Finding a mean of biased sample

52 Views Asked by At

An RV $X$ follows a uniform distribution over $[0,1]$.

Suppose that we cannot observe the realization $x$ of $X$.

Instead, we can observe a value $y$, meaning that $x\in\{y,\frac{1}{2}+\frac{y}{2},\frac{3}{4}+\frac{y}{2}\}$. That is, the true $x$ is one of the three value.

If so, what is the conditional expectation of $X$ given an obersvation of $y\in[0,\frac{1}{2}]$?

I initially thought it should be $$\frac{1}{3}y+\frac{1}{3}\left(\frac{1}{2}+\frac{y}{2}\right)+\frac{1}{3}\left(\frac{3}{4}+\frac{y}{2}\right)$$

but it looks to be wrong somewow and I can't figure out why..

Any idea about the conditional probabilities and mean?

1

There are 1 best solutions below

0
On BEST ANSWER

First off, the problem is far less confusing if you state given the value $x$, what values of $y$ can you observe. For example, if $y=1$, then as you put it, $x$ is 1, 1, or 5/4. The last is impossible, and what does two equivalent possibilities mean?

Next, the problem is underdetermined unless you know the probabilities of observing the three different types. You're using 1/3 for each, but it is an unstated assumption.

To have a solvable problem, suppose that the three cases $X=Y$, $X=\frac{1}{2}+\frac{Y}{2}$, and $X=\frac{3}{4}+\frac{Y}{2}$ happen with 1/3 probability each independent of $X$.

First invert these relations to have $Y_1=X$, $Y_2=2X-1$, and $Y_3=2X-\frac{3}{2}$. We have the mixture distribution $$f_Y(y)=\Pr(X=Y)f_{Y_1}(y)+\Pr\left(X=\frac{1}{2}+\frac{Y}{2}\right)f_{Y_2}(y)+\Pr\left(X=\frac{3}{4}+\frac{Y}{2}\right)f_{Y_3}(y)\text{.}$$

Since $Y_1=X$, it is clear that $f_{Y_1}(y)=1$ for $0\leq y\leq1$. The monotonic change of variables formula gives $$f_{Y_2}(y)=\left|\frac{dx}{dy}\right|f_X(x)$$ when $x=\frac{1}{2}+\frac{y}{2}$, so $f_{Y_2}(y)=\frac{1}{2}$ for $-1\leq y\leq1$. Similarly $f_{Y_3}(y)=\frac{1}{2}$ for $-\frac{3}{2}\leq y\leq\frac{1}{2}$.
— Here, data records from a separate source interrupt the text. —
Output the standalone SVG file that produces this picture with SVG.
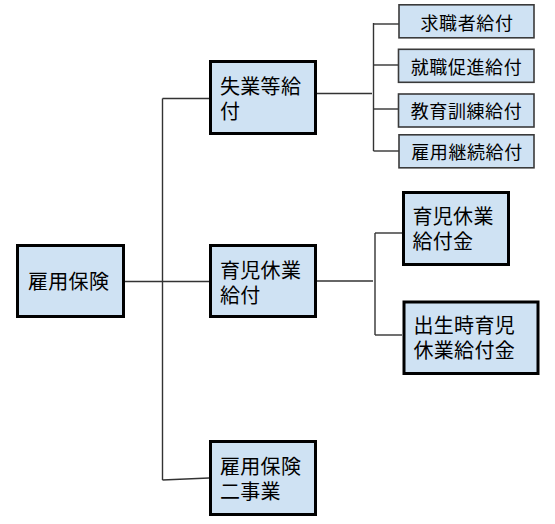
<svg xmlns="http://www.w3.org/2000/svg" width="555" height="524" viewBox="0 0 555 524">
<style>
.box{fill:#cfe2f3;stroke:#000;stroke-width:3}
.sbox{fill:#cfe2f3;stroke:#3a3a3a;stroke-width:1.6}
.t{font-family:"Noto Sans CJK JP","Noto Sans CJK SC",sans-serif;font-size:20px;letter-spacing:0.3px;fill:#000}
.st{font-family:"Noto Sans CJK JP","Noto Sans CJK SC",sans-serif;font-size:18px;letter-spacing:0.6px;fill:#000;text-anchor:middle}
.c{fill:none;stroke:#333;stroke-width:1.4}
</style>
<rect width="555" height="524" fill="#fff"/>
<g id="connectors">
<path class="c" d="M125 281.5 H209"/>
<path class="c" d="M162.5 98.5 V480"/>
<path class="c" d="M162.5 98.5 H209"/>
<path class="c" d="M162.5 480 L209 478"/>
<path class="c" d="M317 93.5 H372"/>
<path class="c" d="M373.5 23 V151"/>
<path class="c" d="M373.5 24 H399"/>
<path class="c" d="M373.5 65 H398"/>
<path class="c" d="M373.5 109 H398"/>
<path class="c" d="M373.5 151 H399"/>
<path class="c" d="M317 281 H373"/>
<path class="c" d="M375 233 V335"/>
<path class="c" d="M375 233 H402"/>
<path class="c" d="M375 335 H402"/>
</g>
<g id="n-root">
<rect class="box" x="17.5" y="245.5" width="106" height="71"/>
<text class="t" x="28" y="289">雇用保険</text>
</g>
<g id="n-shitsugyo">
<rect class="box" x="210.5" y="61.5" width="105" height="72"/>
<text class="t" x="220" y="93.5">失業等給<tspan x="220" dy="25">付</tspan></text>
</g>
<g id="n-ikuji">
<rect class="box" x="210.5" y="245.5" width="105" height="71"/>
<text class="t" x="220" y="278">育児休業<tspan x="220" dy="25">給付</tspan></text>
</g>
<g id="n-niji">
<rect class="box" x="210.5" y="441.5" width="105" height="73"/>
<text class="t" x="220" y="474">雇用保険<tspan x="220" dy="25">二事業</tspan></text>
</g>
<g id="n-kyushoku">
<rect class="sbox" x="399" y="4.8" width="135" height="33"/>
<text class="st" x="467" y="30">求職者給付</text>
</g>
<g id="n-shushoku">
<rect class="sbox" x="398.5" y="49.3" width="135.5" height="33"/>
<text class="st" x="466.5" y="73.5">就職促進給付</text>
</g>
<g id="n-kyoiku">
<rect class="sbox" x="398.5" y="94" width="135.5" height="33"/>
<text class="st" x="466.5" y="117.5">教育訓練給付</text>
</g>
<g id="n-keizoku">
<rect class="sbox" x="399" y="134.8" width="135" height="33"/>
<text class="st" x="467" y="158.5">雇用継続給付</text>
</g>
<g id="n-ikujikyufu">
<rect class="box" x="403.5" y="192.5" width="105" height="72"/>
<text class="t" x="412.5" y="224">育児休業<tspan x="412.5" dy="25">給付金</tspan></text>
</g>
<g id="n-shussei">
<rect class="box" x="404" y="302" width="134" height="71.5"/>
<text class="t" x="413.5" y="333">出生時育児<tspan x="413.5" dy="25">休業給付金</tspan></text>
</g>
</svg>
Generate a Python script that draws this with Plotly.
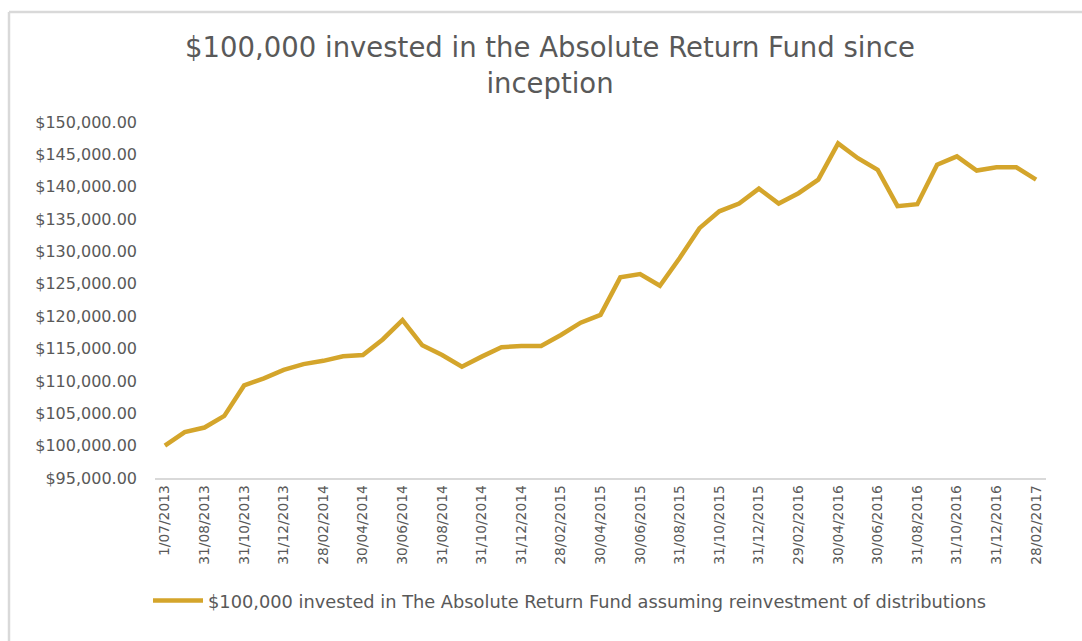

Writing down the conditional expectation formally is a pain because of the mixed discrete/continuous distributions, so just consider all the possibilities. When $0\leq y\leq\frac{1}{2}$, all 3 cases are applicable, so $f_Y(y)=2/3$.

With relative probability $\Pr(X=Y)f_{Y_1}(y)=1/3$ we are in the $X=Y$ case (so $X=y$), and with relative probability $\Pr\left(X=\frac{1}{2}+\frac{Y}{2}\right)f_{Y_2}(y)=1/6$ we are in the $X=\frac{1}{2}+\frac{Y}{2}$ case (so $X=\frac{1}{2}+\frac{y}{2}$); similarly for the third.

Thus the conditional expectation is $$\frac{\frac{1}{3}(y)+\frac{1}{6}(\frac{1}{2}+\frac{y}{2})+\frac{1}{6}(\frac{3}{4}+\frac{y}{2})}{\frac{2}{3}}=\frac{1}{2}y+\frac{1}{4}\left(\frac{1}{2}+\frac{y}{2}\right)+\frac{1}{4}\left(\frac{3}{4}+\frac{y}{2}\right)$$

Recap: your comment has the right answer, but your reasoning on the intervals is backwards. The first possibility $X=Y$ has $Y$ in an interval of length 1; the second $X=\frac{1}{2}+\frac{Y}{2}$ requires $Y$ to spread over an interval of length 2 so each range of values of $Y$ is half as likely, in the weighted average that is the conditional expectation.